The Senate yesterday confirmed President Obama’s pick to oversee food and drug safety, areas that are vital to consumers and are widely seen as critically needing improvement.
Margaret Hamburg, a bioterrorism expert, will be sworn in as the 21st commissioner of the Food and Drug Administration. She is the second woman to hold the post in 100 years of agency history. The Senate confirmed her nomination by voice vote.
Hamburg’s first priority will be to help direct development of a vaccine for the new swine flu. She has said she also wants to revamp food safety.
The FDA oversees such disparate items as peanut butter to cancer drugs to medical imaging machines, a portfolio that represents about a quarter of consumer products.

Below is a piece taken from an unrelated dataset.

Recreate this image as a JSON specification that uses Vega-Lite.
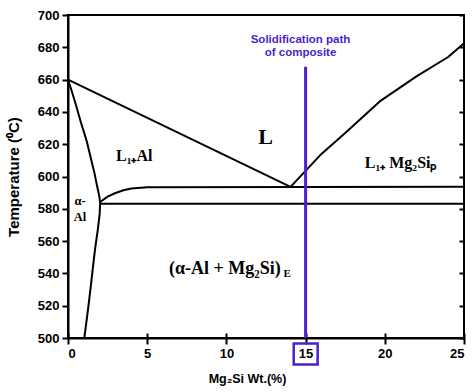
{
  "$schema": "https://vega.github.io/schema/vega-lite/v6.json",
  "width": 396,
  "height": 323,
  "autosize": "none",
  "padding": {"left": 68, "top": 15, "right": 10, "bottom": 54},
  "background": "white",
  "config": {
    "view": {"stroke": "black", "strokeWidth": 2},
    "axis": {
      "domainColor": "black",
      "domainWidth": 2,
      "tickColor": "black",
      "tickWidth": 2,
      "tickSize": 6,
      "gridColor": "black",
      "gridWidth": 2,
      "gridOpacity": 1,
      "labelFont": "Liberation Sans",
      "labelFontWeight": "bold",
      "labelFontSize": 13,
      "labelColor": "black",
      "titleFont": "Liberation Sans",
      "titleFontWeight": "bold",
      "titleColor": "black"
    }
  },
  "datasets": {
    "curves": [
      {"curve": "A", "o": 0, "x": 0, "T": 660},
      {"curve": "A", "o": 1, "x": 14.05, "T": 593.6},
      {"curve": "B", "o": 0, "x": 14.05, "T": 593.6},
      {"curve": "B", "o": 1, "x": 16, "T": 614},
      {"curve": "B", "o": 2, "x": 17.5, "T": 627},
      {"curve": "B", "o": 3, "x": 19.75, "T": 647},
      {"curve": "B", "o": 4, "x": 22, "T": 662},
      {"curve": "B", "o": 5, "x": 24, "T": 674},
      {"curve": "B", "o": 6, "x": 25, "T": 682.5},
      {"curve": "C", "o": 0, "x": 2.03, "T": 584.2},
      {"curve": "C", "o": 1, "x": 2.5, "T": 587.5},
      {"curve": "C", "o": 2, "x": 3, "T": 589.8},
      {"curve": "C", "o": 3, "x": 3.5, "T": 591.5},
      {"curve": "C", "o": 4, "x": 4, "T": 592.6},
      {"curve": "C", "o": 5, "x": 5, "T": 593.4},
      {"curve": "C", "o": 6, "x": 25, "T": 593.6},
      {"curve": "D", "o": 0, "x": 2.03, "T": 583.2},
      {"curve": "D", "o": 1, "x": 25, "T": 583.2},
      {"curve": "E", "o": 0, "x": 0, "T": 660},
      {"curve": "E", "o": 1, "x": 0.2, "T": 654},
      {"curve": "E", "o": 2, "x": 0.45, "T": 646},
      {"curve": "E", "o": 3, "x": 0.8, "T": 634},
      {"curve": "E", "o": 4, "x": 1.18, "T": 622},
      {"curve": "E", "o": 5, "x": 1.45, "T": 611},
      {"curve": "E", "o": 6, "x": 1.65, "T": 603},
      {"curve": "E", "o": 7, "x": 1.85, "T": 593.5},
      {"curve": "E", "o": 8, "x": 1.97, "T": 588},
      {"curve": "E", "o": 9, "x": 2.03, "T": 584},
      {"curve": "E", "o": 10, "x": 2.0, "T": 577},
      {"curve": "E", "o": 11, "x": 1.88, "T": 567},
      {"curve": "E", "o": 12, "x": 1.72, "T": 556},
      {"curve": "E", "o": 13, "x": 1.6, "T": 546},
      {"curve": "E", "o": 14, "x": 1.45, "T": 533},
      {"curve": "E", "o": 15, "x": 1.28, "T": 519},
      {"curve": "E", "o": 16, "x": 1.15, "T": 509},
      {"curve": "E", "o": 17, "x": 1.03, "T": 500}
    ]
  },
  "resolve": {"axis": {"x": "independent", "y": "independent"}},
  "layer": [
    {
      "data": {"name": "curves"},
      "mark": {"type": "line", "color": "black", "strokeWidth": 2, "strokeJoin": "round"},
      "encoding": {
        "x": {
          "field": "x", "type": "quantitative",
          "scale": {"domain": [0, 25], "nice": false, "zero": false},
          "axis": {"values": [0, 5, 10, 15, 20, 25], "grid": true, "gridDash": [0, 318, 5, 100], "title": "Mg₂Si Wt.(%)", "titleFontSize": 12.5, "titlePadding": 12, "titleX": 179, "labelPadding": 3}
        },
        "y": {
          "field": "T", "type": "quantitative",
          "scale": {"domain": [500, 700], "nice": false, "zero": false},
          "axis": {"values": [500, 520, 540, 560, 580, 600, 620, 640, 660, 680, 700], "grid": true, "gridDash": [0, 391, 5, 100], "title": "Temperature (⁰C)", "titleFontSize": 15, "titlePadding": 16, "labelPadding": 3}
        },
        "detail": {"field": "curve"},
        "order": {"field": "o", "type": "quantitative"}
      }
    },
    {
      "data": {"values": [{"x": 15, "T0": 500, "T1": 668}]},
      "mark": {"type": "rule", "color": "#4b1fcf", "strokeWidth": 3},
      "encoding": {
        "x": {"field": "x", "type": "quantitative", "axis": null},
        "y": {"field": "T0", "type": "quantitative", "axis": null},
        "y2": {"field": "T1"}
      }
    },
    {
      "data": {"values": [{"x0": 14.25, "x1": 15.76, "T0": 496.6, "T1": 483.6}]},
      "mark": {"type": "rect", "fill": null, "fillOpacity": 0, "stroke": "#4b1fcf", "strokeWidth": 2.5},
      "encoding": {
        "x": {"field": "x0", "type": "quantitative", "axis": null},
        "x2": {"field": "x1"},
        "y": {"field": "T0", "type": "quantitative", "axis": null},
        "y2": {"field": "T1"}
      }
    },
    {
      "data": {"values": [{"label": "Solidification path", "x": 14.68, "T": 684.5}, {"label": "of composite", "x": 14.68, "T": 676.4}]},
      "mark": {"type": "text", "color": "#4b1fcf", "font": "Liberation Sans", "fontWeight": "bold", "fontSize": 11.5, "align": "center", "baseline": "middle"},
      "encoding": {
        "x": {"field": "x", "type": "quantitative", "axis": null},
        "y": {"field": "T", "type": "quantitative", "axis": null},
        "text": {"field": "label"}
      }
    },
    {
      "data": {"values": [{"label": "L", "x": 12.47, "T": 624.3}]},
      "mark": {"type": "text", "color": "black", "font": "Liberation Serif", "fontWeight": "bold", "fontSize": 22, "align": "center", "baseline": "middle"},
      "encoding": {
        "x": {"field": "x", "type": "quantitative", "axis": null},
        "y": {"field": "T", "type": "quantitative", "axis": null},
        "text": {"field": "label"}
      }
    },
    {
      "data": {"values": [{"label": "L₁₊Al", "x": 4.18, "T": 613}, {"label": "L₁₊ Mg₂Siₚ", "x": 21.0, "T": 608.5}]},
      "mark": {"type": "text", "color": "black", "font": "Liberation Serif", "fontWeight": "bold", "fontSize": 16, "align": "center", "baseline": "middle"},
      "encoding": {
        "x": {"field": "x", "type": "quantitative", "axis": null},
        "y": {"field": "T", "type": "quantitative", "axis": null},
        "text": {"field": "label"}
      }
    },
    {
      "data": {"values": [{"label": "(α-Al + Mg₂Si)", "x": 9.9, "T": 543}]},
      "mark": {"type": "text", "color": "black", "font": "Liberation Serif", "fontWeight": "bold", "fontSize": 18, "align": "center", "baseline": "middle"},
      "encoding": {
        "x": {"field": "x", "type": "quantitative", "axis": null},
        "y": {"field": "T", "type": "quantitative", "axis": null},
        "text": {"field": "label"}
      }
    },
    {
      "data": {"values": [{"label": "E", "x": 13.84, "T": 539.8}]},
      "mark": {"type": "text", "color": "black", "font": "Liberation Serif", "fontWeight": "bold", "fontSize": 11, "align": "center", "baseline": "middle"},
      "encoding": {
        "x": {"field": "x", "type": "quantitative", "axis": null},
        "y": {"field": "T", "type": "quantitative", "axis": null},
        "text": {"field": "label"}
      }
    },
    {
      "data": {"values": [{"label": "α-", "x": 0.76, "T": 584.8}, {"label": "Al", "x": 0.76, "T": 575}]},
      "mark": {"type": "text", "color": "black", "font": "Liberation Serif", "fontWeight": "bold", "fontSize": 12.5, "align": "center", "baseline": "middle"},
      "encoding": {
        "x": {"field": "x", "type": "quantitative", "axis": null},
        "y": {"field": "T", "type": "quantitative", "axis": null},
        "text": {"field": "label"}
      }
    }
  ]
}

But its reputation has been tarnished. A few years ago, the agency was shaken by the withdrawal of Vioxx, a painkiller that turned out to have serious heart risks. Recurring outbreaks of foodborne illness have exposed its haphazard oversight of the nation’s food supply.
A federal judge recently ruled that the FDA politicized a decision on emergency contraception during the Bush administration. Morale problems also keep spilling out into the open.

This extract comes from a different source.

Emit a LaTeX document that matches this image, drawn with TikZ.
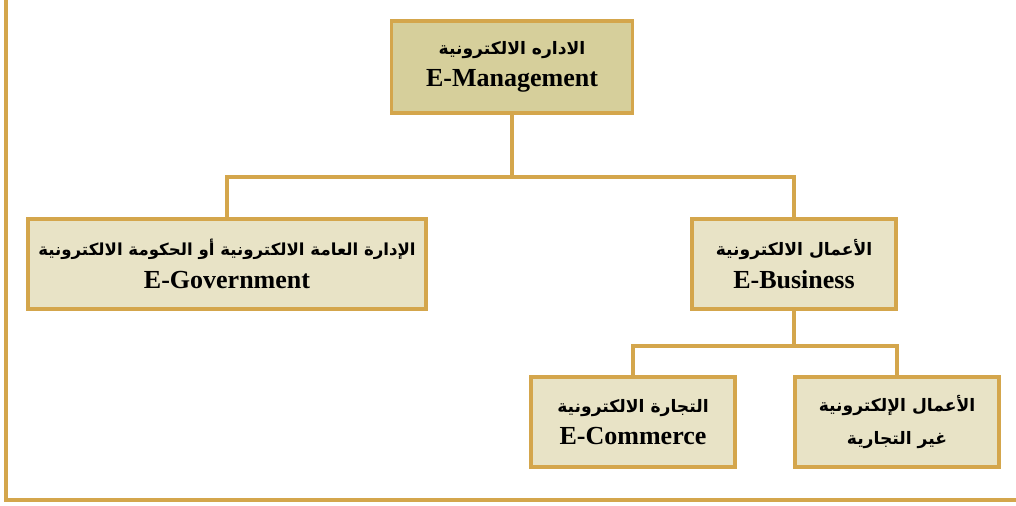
\documentclass[tikz,border=0pt]{standalone}
\usepackage{fontspec}
\setmainfont{Liberation Serif}
\newfontfamily\arabicfont[Script=Arabic]{DejaVu Sans}
\TeXXeTstate=1
\definecolor{gold}{HTML}{D4A64C}
\definecolor{topfill}{HTML}{D6CF9B}
\definecolor{boxfill}{HTML}{E8E3C6}
\newcommand{\artext}[1]{{\arabicfont\bfseries\fontsize{12.2}{24}\selectfont\beginR #1\endR}}
\tikzset{
  unitbox/.style={draw=gold, line width=2.6pt, fill=boxfill, align=center, inner sep=0pt,
    minimum width=5.1cm, minimum height=2.25cm, font=\fontsize{18.5}{23}\selectfont\bfseries},
  link/.style={draw=gold, line width=2.3pt},
}

\begin{document}
\begin{tikzpicture}[x=0.025cm, y=-0.025cm]
			%%%%% START %%%%%
			\useasboundingbox (0, 0) rectangle (1016, 505);
			
			\draw[gold, line width=2.3pt] (6, 0) -- (6, 500) -- (1016, 500);
			
			\node[unitbox, fill=topfill, minimum width=6.03cm, minimum height=2.3cm] (mgmt) at (512, 67)
				{\artext{الاداره الالكترونية}\\E-Management};
			
			\node[unitbox, minimum width=9.95cm] (gov) at (227, 264)
				{{\arabicfont\bfseries\fontsize{11.8}{24}\selectfont\beginR الإدارة العامة الالكترونية أو الحكومة الالكترونية\endR}\\E-Government};
			\node[unitbox] (bus) at (794, 264)
				{\artext{الأعمال الالكترونية}\\E-Business};
			
			\node[unitbox] (com) at (633, 422)
				{\artext{التجارة الالكترونية}\\E-Commerce};
			\node[unitbox] (noncom) at (897, 422)
				{\artext{الأعمال الإلكترونية}\\\artext{غير التجارية}};
			
			\coordinate (fork1) at (512, 177);
			\coordinate (fork2) at (794, 346);
			\draw[link] (mgmt.south) -- (fork1);
			\draw[link] (gov.north) |- (fork1) -| (bus.north);
			\draw[link] (bus.south) -- (fork2);
			\draw[link] (com.north) |- (fork2) -| (noncom.north);
			
			%%%%% END %%%%%
\end{tikzpicture}
\end{document}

Hamburg, 53, told senators at her confirmation hearing that she wants to restore public confidence in the agency by putting science first and by running an open and accountable operation.
As an assistant health secretary under President Bill Clinton, Hamburg helped lay the groundwork for the government’s bioterrorism and flu pandemic preparations. Before that, she ran New York City’s health department.